Nick Wright from FS1’s new morning show “First Things First” provided the evidence Wednesday that many have always believed was true, but maybe couldn’t quite prove.
On the opening weekend of the NFL playoffs, Wright took a moment to look back at the person who had the biggest effect on the league this past season without even being on a roster: Colin Kaepernick.
Take a look at these numbers:
The last six games played in a 49ers uniform by new San Francisco quarterback Jimmy Garoppolo:
67.4 completion percentage
1,565 total yards
Seven touchdowns and five interceptions
96.2 passer rating
The last six games played in a 49ers uniform by former San Francisco quarterback Colin Kaepernick.
65.1 completion percentage
1,305 total yards
Nine touchdowns and two interceptions
96.2 passer rating
For all those people who said Kaepernick’s abilities and play on the field were the reason why he couldn’t get a job in the NFL even as a backup, and not the fact that he was peacefully protesting racism, inequality and police brutality, I just want to ask one simple question.
What’s your excuse now?
“Listen, Colin Kaepernick is not as good as Jimmy Garoppolo,” Wright said. “But for that same franchise, Cris Carter, you just said that what Jimmy Garoppolo did is going to get him five years and $125 million. We are now done with the season. Colin Kaepernick finished his season like that (referring to his stats being almost identical to Garoppolo’s) and couldn’t get a job.
“We watched bad quarterback after bad quarterback cost their team games. A guy who had the exact same passer rating, for the exact same team, over the exact same number of games as Jimmy Garoppolo, cannot get a job in this league. That will be part of the memory of the 2017 season.”
Names like Brad Kaaya, Keith Wenning, Mitch Leidner, Thad Lewis, David Olson, Dane Evans, Zac Dysert, Austin Davis, Eli Jenkins, Nick Mullins, David Fales, Wes Lunt and a host of other mediocre at best quarterbacks were able to find some kind of work in the NFL since Kaepernick last put on an official game jersey.
When the 49ers traded a 2018 second-round pick for Garoppolo back in October it was out of pure desperation, given their dismal quarterback play in the post-Kaepernick era.
The move was a smart one, as San Francisco got a much-needed upgrade at the most important position in sports. However, it was the solution to a problem that they caused on their own.
During the Jim Harbaugh/Colin Kaepernick era, the 49ers played in two NFC Championship Games, one Super Bowl and amassed a 31-16 record. And in his last game in a 49ers uniform against the Seattle Seahawks, one of the best defenses in the NFL, you could make the argument that Kaepernick performed better in that one game than Brian Hoyer, the 49ers opening day starter, did in the first few games of this season, as he was 17-for-22 and threw for 215 yards and a touchdown.

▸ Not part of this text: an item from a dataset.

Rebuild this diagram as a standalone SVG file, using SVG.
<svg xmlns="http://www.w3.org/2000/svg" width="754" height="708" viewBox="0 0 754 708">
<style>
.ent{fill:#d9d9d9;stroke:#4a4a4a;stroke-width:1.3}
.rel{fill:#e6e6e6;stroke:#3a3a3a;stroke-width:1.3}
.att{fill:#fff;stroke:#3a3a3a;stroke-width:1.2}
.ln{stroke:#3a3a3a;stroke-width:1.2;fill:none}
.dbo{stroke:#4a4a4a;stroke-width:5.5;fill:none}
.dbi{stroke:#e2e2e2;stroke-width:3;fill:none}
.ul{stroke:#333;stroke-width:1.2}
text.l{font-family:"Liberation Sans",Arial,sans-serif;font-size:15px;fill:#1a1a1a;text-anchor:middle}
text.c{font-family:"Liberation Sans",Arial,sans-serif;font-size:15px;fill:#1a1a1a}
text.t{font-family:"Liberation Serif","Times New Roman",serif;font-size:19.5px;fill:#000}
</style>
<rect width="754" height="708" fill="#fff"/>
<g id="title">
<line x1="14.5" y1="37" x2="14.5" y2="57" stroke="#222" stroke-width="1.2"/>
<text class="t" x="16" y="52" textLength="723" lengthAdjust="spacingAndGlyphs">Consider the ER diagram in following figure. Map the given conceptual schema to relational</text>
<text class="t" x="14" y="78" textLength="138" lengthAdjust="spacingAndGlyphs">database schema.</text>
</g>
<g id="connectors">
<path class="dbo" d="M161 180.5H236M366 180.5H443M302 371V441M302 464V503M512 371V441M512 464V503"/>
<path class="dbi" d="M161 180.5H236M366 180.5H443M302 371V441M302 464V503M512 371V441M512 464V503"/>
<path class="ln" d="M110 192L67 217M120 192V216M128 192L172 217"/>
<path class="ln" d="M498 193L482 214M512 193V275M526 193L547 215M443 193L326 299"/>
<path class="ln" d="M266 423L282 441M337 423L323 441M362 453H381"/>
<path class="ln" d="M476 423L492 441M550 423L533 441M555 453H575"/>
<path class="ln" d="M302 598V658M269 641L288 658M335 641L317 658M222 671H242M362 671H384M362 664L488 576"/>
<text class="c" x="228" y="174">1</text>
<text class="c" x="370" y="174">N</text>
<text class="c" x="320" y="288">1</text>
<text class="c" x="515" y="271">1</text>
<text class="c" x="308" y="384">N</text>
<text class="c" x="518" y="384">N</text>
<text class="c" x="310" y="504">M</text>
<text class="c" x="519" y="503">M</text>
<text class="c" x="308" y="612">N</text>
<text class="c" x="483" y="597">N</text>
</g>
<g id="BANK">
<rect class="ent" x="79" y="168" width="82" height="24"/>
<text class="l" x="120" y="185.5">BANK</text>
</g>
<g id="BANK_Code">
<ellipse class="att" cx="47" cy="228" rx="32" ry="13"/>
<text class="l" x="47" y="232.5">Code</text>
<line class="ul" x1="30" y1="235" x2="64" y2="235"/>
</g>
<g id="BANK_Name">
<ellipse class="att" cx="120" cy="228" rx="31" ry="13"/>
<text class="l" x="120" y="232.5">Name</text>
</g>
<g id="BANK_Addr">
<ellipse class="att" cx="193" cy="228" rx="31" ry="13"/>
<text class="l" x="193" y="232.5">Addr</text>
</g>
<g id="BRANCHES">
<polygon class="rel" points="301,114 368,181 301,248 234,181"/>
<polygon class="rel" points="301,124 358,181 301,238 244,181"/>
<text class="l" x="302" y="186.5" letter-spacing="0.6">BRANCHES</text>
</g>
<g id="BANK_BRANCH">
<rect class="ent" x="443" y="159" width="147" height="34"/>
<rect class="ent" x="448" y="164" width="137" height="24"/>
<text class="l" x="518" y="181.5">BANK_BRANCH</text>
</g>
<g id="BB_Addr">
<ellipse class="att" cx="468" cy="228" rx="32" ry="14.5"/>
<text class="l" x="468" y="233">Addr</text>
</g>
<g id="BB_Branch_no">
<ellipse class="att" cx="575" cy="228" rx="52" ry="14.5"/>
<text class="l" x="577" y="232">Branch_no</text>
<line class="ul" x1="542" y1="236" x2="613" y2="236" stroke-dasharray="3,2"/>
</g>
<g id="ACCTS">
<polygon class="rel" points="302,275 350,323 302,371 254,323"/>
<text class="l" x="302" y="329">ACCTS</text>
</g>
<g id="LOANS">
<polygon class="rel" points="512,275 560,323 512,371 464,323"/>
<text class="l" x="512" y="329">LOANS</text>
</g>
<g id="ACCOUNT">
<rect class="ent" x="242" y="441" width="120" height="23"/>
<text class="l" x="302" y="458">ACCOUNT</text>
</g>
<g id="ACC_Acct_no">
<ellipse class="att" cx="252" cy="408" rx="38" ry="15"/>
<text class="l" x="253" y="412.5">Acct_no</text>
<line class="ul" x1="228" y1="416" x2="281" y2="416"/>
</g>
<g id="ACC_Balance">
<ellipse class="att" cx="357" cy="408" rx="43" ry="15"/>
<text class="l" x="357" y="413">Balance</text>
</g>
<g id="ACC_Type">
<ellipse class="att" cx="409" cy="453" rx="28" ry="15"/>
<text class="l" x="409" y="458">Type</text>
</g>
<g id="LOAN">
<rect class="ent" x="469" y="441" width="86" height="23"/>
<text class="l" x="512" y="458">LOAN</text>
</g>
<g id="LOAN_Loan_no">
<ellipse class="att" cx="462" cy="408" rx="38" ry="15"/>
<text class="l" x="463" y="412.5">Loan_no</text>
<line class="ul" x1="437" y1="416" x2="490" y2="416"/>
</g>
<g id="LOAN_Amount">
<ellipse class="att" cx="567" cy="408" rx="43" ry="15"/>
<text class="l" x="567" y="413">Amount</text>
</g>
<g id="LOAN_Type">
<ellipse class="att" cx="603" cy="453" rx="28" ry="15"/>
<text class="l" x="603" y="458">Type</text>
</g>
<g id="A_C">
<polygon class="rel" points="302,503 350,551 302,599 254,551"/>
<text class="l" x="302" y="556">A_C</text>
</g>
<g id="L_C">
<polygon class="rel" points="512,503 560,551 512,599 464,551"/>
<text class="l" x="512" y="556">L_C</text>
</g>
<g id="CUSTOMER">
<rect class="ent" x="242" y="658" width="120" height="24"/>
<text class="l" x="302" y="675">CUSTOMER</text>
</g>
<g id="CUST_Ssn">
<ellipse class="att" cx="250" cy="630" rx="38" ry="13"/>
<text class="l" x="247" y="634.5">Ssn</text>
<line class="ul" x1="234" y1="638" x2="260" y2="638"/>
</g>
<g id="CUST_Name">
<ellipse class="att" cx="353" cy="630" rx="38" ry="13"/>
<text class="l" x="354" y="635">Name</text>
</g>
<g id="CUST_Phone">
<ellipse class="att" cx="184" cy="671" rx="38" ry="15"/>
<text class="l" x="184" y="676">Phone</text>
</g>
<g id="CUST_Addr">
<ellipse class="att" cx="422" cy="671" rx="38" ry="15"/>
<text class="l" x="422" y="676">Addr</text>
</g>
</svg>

Earlier this week, 49ers general manager John Lynch went on record by stating how the franchise feels Garoppolo is their long-time answer at quarterback. Garoppolo will be a free agent this offseason, and it seems as if San Francisco is determined to do whatever it takes to keep him.

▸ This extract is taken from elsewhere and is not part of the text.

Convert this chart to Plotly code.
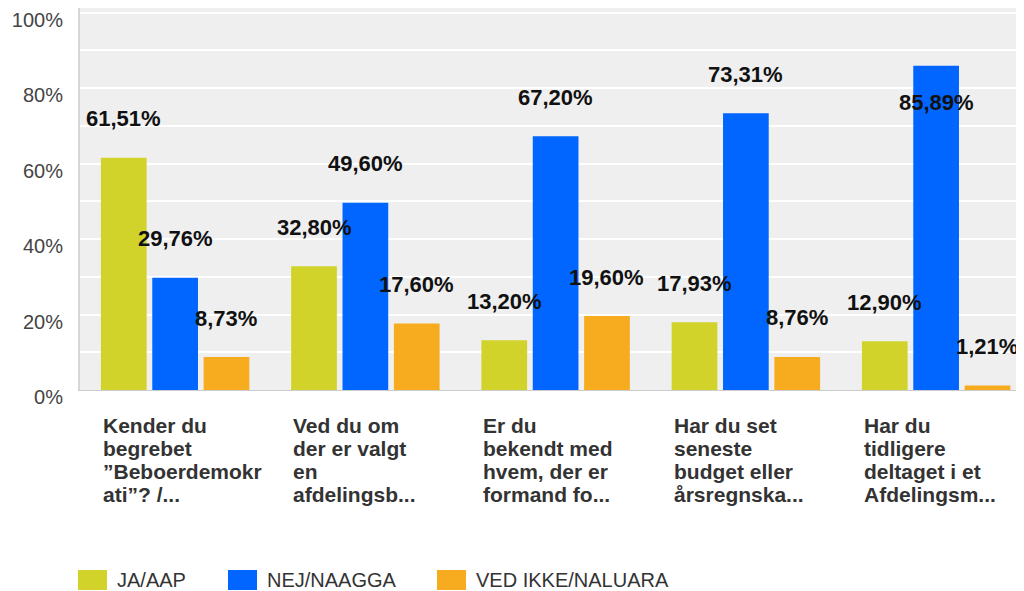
import plotly.graph_objects as go

# ---- data ----
categories = [
    "Kender du<br>begrebet<br>”Beboerdemokr<br>ati”? /...",
    "Ved du om<br>der er valgt<br>en<br>afdelingsb...",
    "Er du<br>bekendt med<br>hvem, der er<br>formand fo...",
    "Har du set<br>seneste<br>budget eller<br>årsregnska...",
    "Har du<br>tidligere<br>deltaget i et<br>Afdelingsm...",
]
series_names = ["JA/AAP", "NEJ/NAAGGA", "VED IKKE/NALUARA"]
ja_values = [61.51, 32.80, 13.20, 17.93, 12.90]
nej_values = [29.76, 49.60, 67.20, 73.31, 85.89]
ved_ikke_values = [8.73, 17.60, 19.60, 8.76, 1.21]
y_tick_values = [0, 20, 40, 60, 80, 100]
y_tick_labels = ["0%", "20%", "40%", "60%", "80%", "100%"]

series_values = [ja_values, nej_values, ved_ikke_values]
colors = ["#d1d32a", "#0066ff", "#f7ab1f"]

# page body has an 8px margin, so the figure is drawn 8px in from the corner
OFF = 8
W, H = 1024 - OFF, 591 - OFF
ML, MR, MT, MB = 72, 0, 0, 201
plot_w = W - ML - MR
plot_h = H - MT - MB
FONT = "Liberation Sans, Arial, sans-serif"

bargap = 0.19
bargroupgap = 0.11
slot = (1 - bargap) / len(series_names)

x_idx = list(range(len(categories)))

fig = go.Figure()
for name, vals, col in zip(series_names, series_values, colors):
    fig.add_trace(go.Bar(
        x=x_idx, y=vals, name=name, marker=dict(color=col, line=dict(width=0)),
        showlegend=False, hoverinfo="y",
    ))

annotations = []
ymax = 101.2
# value labels
for j, vals in enumerate(series_values):
    for i, v in enumerate(vals):
        below = v > 80
        annotations.append(dict(
            x=i + (j - 1) * slot, y=v, xref="x", yref="y",
            text=f"{v:.2f}".replace(".", ",") + "%",
            showarrow=False, xanchor="center", yanchor="middle",
            yshift=-37 if below else 39,
            font=dict(family=FONT, size=22, color="#111111", weight="bold"),
        ))

# category labels (left-aligned, multi-line)
line_offsets = [35, 58, 81, 104]
for i, cat in enumerate(categories):
    for k, line in enumerate(cat.split("<br>")):
        annotations.append(dict(
            x=i - 0.39, y=0, xref="x", yref="paper",
            text=line, showarrow=False, xanchor="left", yanchor="middle",
            yshift=-line_offsets[k],
            font=dict(family=FONT, size=21, color="#333333", weight="bold"),
        ))

# custom legend (positions in screen pixels)
legend_px = [78, 228, 437]
shapes = []
def px2paper_x(px):
    return (px - OFF - ML) / plot_w
def px2paper_y(py):
    return (H - MB - (py - OFF)) / plot_h
for name, col, lx in zip(series_names, colors, legend_px):
    shapes.append(dict(
        type="rect", xref="paper", yref="paper",
        x0=px2paper_x(lx), x1=px2paper_x(lx + 29),
        y0=px2paper_y(590), y1=px2paper_y(570),
        fillcolor=col, line=dict(width=0),
    ))
    annotations.append(dict(
        x=px2paper_x(lx + 37), y=px2paper_y(580), xref="paper", yref="paper",
        text=name, showarrow=False, xanchor="left", yanchor="middle",
        font=dict(family=FONT, size=20, color="#333333"),
    ))

fig.update_layout(
    width=W, height=H,
    margin=dict(l=ML, r=MR, t=MT, b=MB, pad=0, autoexpand=False),
    paper_bgcolor="white", plot_bgcolor="#efefef",
    barmode="group", bargap=bargap, bargroupgap=bargroupgap,
    annotations=annotations, shapes=shapes,
    showlegend=False,
    font=dict(family=FONT),
)
fig.update_xaxes(
    range=[-0.5, -0.5 + plot_w / 190.25], showticklabels=False,
    showgrid=False, zeroline=False,
    showline=True, linecolor="#cccccc", linewidth=1,
    fixedrange=True, automargin=False,
)
fig.update_yaxes(
    range=[0, ymax], tickmode="array", tickvals=y_tick_values, ticktext=y_tick_labels,
    tickfont=dict(family=FONT, size=20, color="#444444"),
    showgrid=True, gridcolor="white", gridwidth=2,
    minor=dict(dtick=10, showgrid=True, gridcolor="white", gridwidth=2),
    zeroline=False, showline=True, linecolor="#d6d6d6", linewidth=2,
    ticks="", ticklabelstandoff=11, ticklabelshift=7,
    ticklabeloverflow="allow",
    fixedrange=True, automargin=False,
)

fig.write_html("out.html")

“That process is going to take place here,” he said. “You know, we’re eager to get that done, to have the opportunity. But I think one thing we really believe is that those things should take place between us and his representatives and not occur and transpire in the public. And that’s the way we’re going to treat that. You have our assurance — and the fans do — that we’d like nothing more to make him a Niner for a long, long time.”
The funny thing is, Kaepernick was once in that very same position. But Lynch had no interest in re-signing the quarterback who led the franchise to its best seasons since the Joe Montana and Steve Young eras.
“We gave him the option, ‘You can opt out, we can release you, whatever.’ And he chose to opt out, but that was just a formality,” Lynch once said.
When you put Garoppolo and Kaepernick’s resumes and stats side-by-side, it’s clear that one is more impressive than the other.
And Garoppolo isn’t the one that has the better body of work.
The 49ers seems like they have found “their guy,” but according to the numbers, which never lie, they already had him and decided to let him go.
This stopped being about football the very second Kaepernick’s knee touched the ground.